During my childhood and teenage years, through the late 1980s, outdoor milk vending machines were everywhere in Buffalo’s neighborhoods.even deep in residential areas. There were a few within a five minute walk of my house.
Still have milk delivered. He also delivers bread, butter, yogurt, other staples.
We also have Simon Delivers, which is a complete grocery store, you order online, and they deliver your groceries. I have done that once, but I’m too cheap in general.
There was one outside a grocer’s/catering business in my home town in central NJ in the 1960s. Even then it wasn’t common, though. I remember my uncle saying that he was going out to buy a quart of milk in the convenience store-less early 1960s, well after the closing hours of supermarkets (which weren’t within walking distance, anyway), and wondering what he was talking about. And we walked a block and a half to an outdoor vending machine. I thought it was great! But it was the only one I knew of – every other milk vending machine in town was indoors.
Oberweiss Dairy still makes milk deliveries in the Chicago area. Their product line includes, besides the expected dairy products, pizza, meats, and pies.
when I was a kid in the 60s, we had milk delivered to our home. The milkmen left it in an insulated milkbox, about a fot by a foot. You could get chocolate milk and orange drink and other stuff from them as well.
We stopped using them not because of the greater availability from convenience stores (expensive) and 24 hour supermarkets (you still had to go out for the milk), but because they started leaving the milk late at night instead of early in the morning, and by the time you got to it 9even with the insulated box) it was starting to go bad.
I’ve seen milk-vending machines before, but never year-round-outdoor ones. In Maine, they lay fallow (no, that isn’t the right phrase, thanks for asking) six months of the year because once milk freezes, it’s just plain awful, even for cooking. The machine in the OP’s picture doesn’t look as if it’s big enough to hold much milk and keep it cool in the summer and keep it from freezing in the winter. Especially if it came (as it looks) dispensed in glass bottles, which I’ve never seen in an outdoor dispenser.
If you enter “outdoor milk vending machines” on as search engine you’ll get quite a few hits. Here’s one:
http://www.milkdelivers.org/vending/equipment.cfm
I can’t access the one that talks about its instaled heater (presumably for winter). They brag about cooling, and safeguards to prevent selling past the expiration date.
I’m not sure a picture of Austin Powers is going to do any good, though.

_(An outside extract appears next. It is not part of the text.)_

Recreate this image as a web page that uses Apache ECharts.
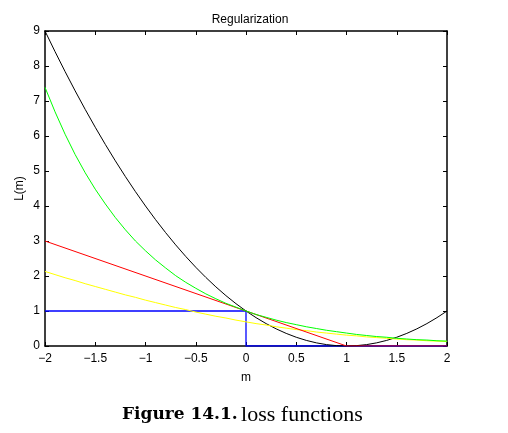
<!DOCTYPE html>
<html>
<head>
<meta charset="utf-8">
<script src="https://cdn.jsdelivr.net/npm/echarts@6/dist/echarts.min.js"></script>
<style>
  html, body { margin: 0; padding: 0; background: #fff; }
  #chart { width: 508px; height: 433px; }
</style>
</head>
<body>
<div id="chart"></div>
<script>
// margin values m, sampled every 0.1
var mVals = [-2, -1.9, -1.8, -1.7, -1.6, -1.5, -1.4, -1.3, -1.2, -1.1, -1, -0.9, -0.8, -0.7, -0.6, -0.5, -0.4, -0.3, -0.2, -0.1,
  0, 0.1, 0.2, 0.3, 0.4, 0.5, 0.6, 0.7, 0.8, 0.9, 1, 1.1, 1.2, 1.3, 1.4, 1.5, 1.6, 1.7, 1.8, 1.9, 2]

// squared loss (black)
var squareLoss = [9, 8.41, 7.84, 7.29, 6.76, 6.25, 5.76, 5.29, 4.84, 4.41, 4, 3.61, 3.24, 2.89, 2.56, 2.25, 1.96, 1.69, 1.44, 1.21,
  1, 0.81, 0.64, 0.49, 0.36, 0.25, 0.16, 0.09, 0.04, 0.01, 0, 0.01, 0.04, 0.09, 0.16, 0.25, 0.36, 0.49, 0.64, 0.81, 1]

// exponential loss (green)
var expLoss = [7.39, 6.69, 6.05, 5.47, 4.95, 4.48, 4.06, 3.67, 3.32, 3.0, 2.72, 2.46, 2.23, 2.01, 1.82, 1.65, 1.49, 1.35, 1.22, 1.11,
  1, 0.9, 0.82, 0.74, 0.67, 0.61, 0.55, 0.5, 0.45, 0.41, 0.37, 0.33, 0.3, 0.27, 0.25, 0.22, 0.2, 0.18, 0.17, 0.15, 0.14]

// logistic loss (yellow)
var logLoss = [2.13, 2.04, 1.95, 1.87, 1.78, 1.7, 1.62, 1.54, 1.46, 1.39, 1.31, 1.24, 1.17, 1.1, 1.04, 0.97, 0.91, 0.85, 0.8, 0.74,
  0.69, 0.64, 0.6, 0.55, 0.51, 0.47, 0.44, 0.4, 0.37, 0.34, 0.31, 0.29, 0.26, 0.24, 0.22, 0.2, 0.18, 0.17, 0.15, 0.14, 0.13]

// hinge loss (red), corner points
var hingeM = [-2, 1, 2]
var hingeLoss = [3, 0, 0]

// 0-1 loss (blue), step points
var stepM = [-2, 0, 0, 2]
var stepLoss = [1, 1, 0, 0]

var xTicks = ['\u22122', '\u22121.5', '\u22121', '\u22120.5', '0', '0.5', '1', '1.5', '2']

function pairs(xs, ys) {
  return xs.map(function (x, i) { return [x, ys[i]] })
}

var tickFont = { fontFamily: 'Liberation Sans, Arial, sans-serif', fontSize: 12, color: '#000' }
var frameLine = { show: true, onZero: false, lineStyle: { color: '#000', width: 1.5 } }
var innerTick = { show: true, inside: true, length: 4, lineStyle: { color: '#000' } }

var chart = echarts.init(document.getElementById('chart'))

var lineSeries = function (name, data, color, width) {
  return {
    name: name,
    type: 'line',
    data: data,
    showSymbol: false,
    symbol: 'none',
    lineStyle: { color: color, width: width || 1 },
    itemStyle: { color: color }
  }
}

chart.setOption({
  animation: false,
  backgroundColor: '#fff',
  title: {
    text: 'Regularization',
    left: 245,
    textAlign: 'center',
    top: 9,
    textStyle: { fontFamily: 'Liberation Sans, Arial, sans-serif', fontSize: 12, fontWeight: 'normal', color: '#000' }
  },
  grid: { left: 45, right: 61, top: 31, bottom: 87 },
  xAxis: [{
    type: 'value',
    min: -2,
    max: 2,
    interval: 0.5,
    name: 'm',
    nameLocation: 'middle',
    nameGap: 26,
    nameTextStyle: tickFont,
    axisLine: frameLine,
    axisTick: innerTick,
    axisLabel: Object.assign({ margin: 7, formatter: function (v) { return xTicks[Math.round((v + 2) * 2)] } }, tickFont),
    splitLine: { show: false }
  }, {
    type: 'value',
    position: 'top',
    min: -2,
    max: 2,
    interval: 0.5,
    axisLine: frameLine,
    axisTick: innerTick,
    axisLabel: { show: false },
    splitLine: { show: false }
  }],
  yAxis: [{
    type: 'value',
    min: 0,
    max: 9,
    interval: 1,
    name: 'L(m)',
    nameLocation: 'middle',
    nameGap: 19,
    nameMoveOverlap: false,
    nameTextStyle: tickFont,
    axisLine: frameLine,
    axisTick: innerTick,
    axisLabel: Object.assign({ margin: 5 }, tickFont),
    splitLine: { show: false }
  }, {
    type: 'value',
    position: 'right',
    min: 0,
    max: 9,
    interval: 1,
    axisLine: frameLine,
    axisTick: innerTick,
    axisLabel: { show: false },
    splitLine: { show: false }
  }],
  series: [
    lineSeries('0-1', pairs(stepM, stepLoss), '#0000ff', 1.3),
    lineSeries('square', pairs(mVals, squareLoss), '#000000'),
    lineSeries('logistic', pairs(mVals, logLoss), '#ffff00'),
    lineSeries('hinge', pairs(hingeM, hingeLoss), '#ff0000'),
    lineSeries('exp', pairs(mVals, expLoss), '#00ff00')
  ],
  graphic: [{
    type: 'text',
    left: 122,
    top: 404,
    style: {
      text: '{b|Figure 14.1.} {n|loss functions}',
      rich: {
        b: { fontFamily: 'DejaVu Serif, serif', fontSize: 17, fontWeight: 'bold', fill: '#000' },
        n: { fontFamily: 'Liberation Serif, Times New Roman, serif', fontSize: 22, fill: '#000' }
      }
    }
  }]
})
</script>
</body>
</html>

This was nothing like those, though. The milk machines in Buffalo didn’t dispense awesome!!!1!! single servings of X-TREME!!!1!!one!! chocolate milk; these were boring quart cartons from a local dairy. You dropped quarters into a coin slot, pushed hard on a lever, and a quart would drop into a tray covered by a heavy insulated door. The machines looked primitive and utilitarian, nothing like the vending machines of the 1970s and 1980s. They were almost never set up alonside pop/soda vending machines; they stood alone, either next to a corner store, or a house that straddled a streetcorner.
I have never seen a milk machine, I grew up in PA.
I was wondering this the other day. We had home delivery at least into the 70s, but I have not seen it in years. I was watching Dead Like Me and the milk guy bought it in one of the episodes and I thought that it was unlikely because they simply don’t deliver milk anymore.
Neither did the one I spoke of in post #6 – tyhat was drab army green with a slot for the coins and a space where the milk came out. I just wanted to show that there still are such beasts even today, although I admit I haven’t seen one outdoors.
There were several outdoor milk vending machines, in the city of Kenosha, Wisconsin, when I was growing up…The cost was 50 cents (2 quarters only) for a half gallon waxed carton. These machines were in place, through out the 1960’s, and all disappeared around 1973.
There was one in my hometown (1000 people in southern MN) during the 1960’s. not sure when it went away. We had home delivery of milk, and if we ran out between deliveries, one of us was sent down to the ‘iron cow’ to pick up a half-gallon carton. I remember occasionally getting a frozen container, probably in the winter (although I couldn’t swear to that).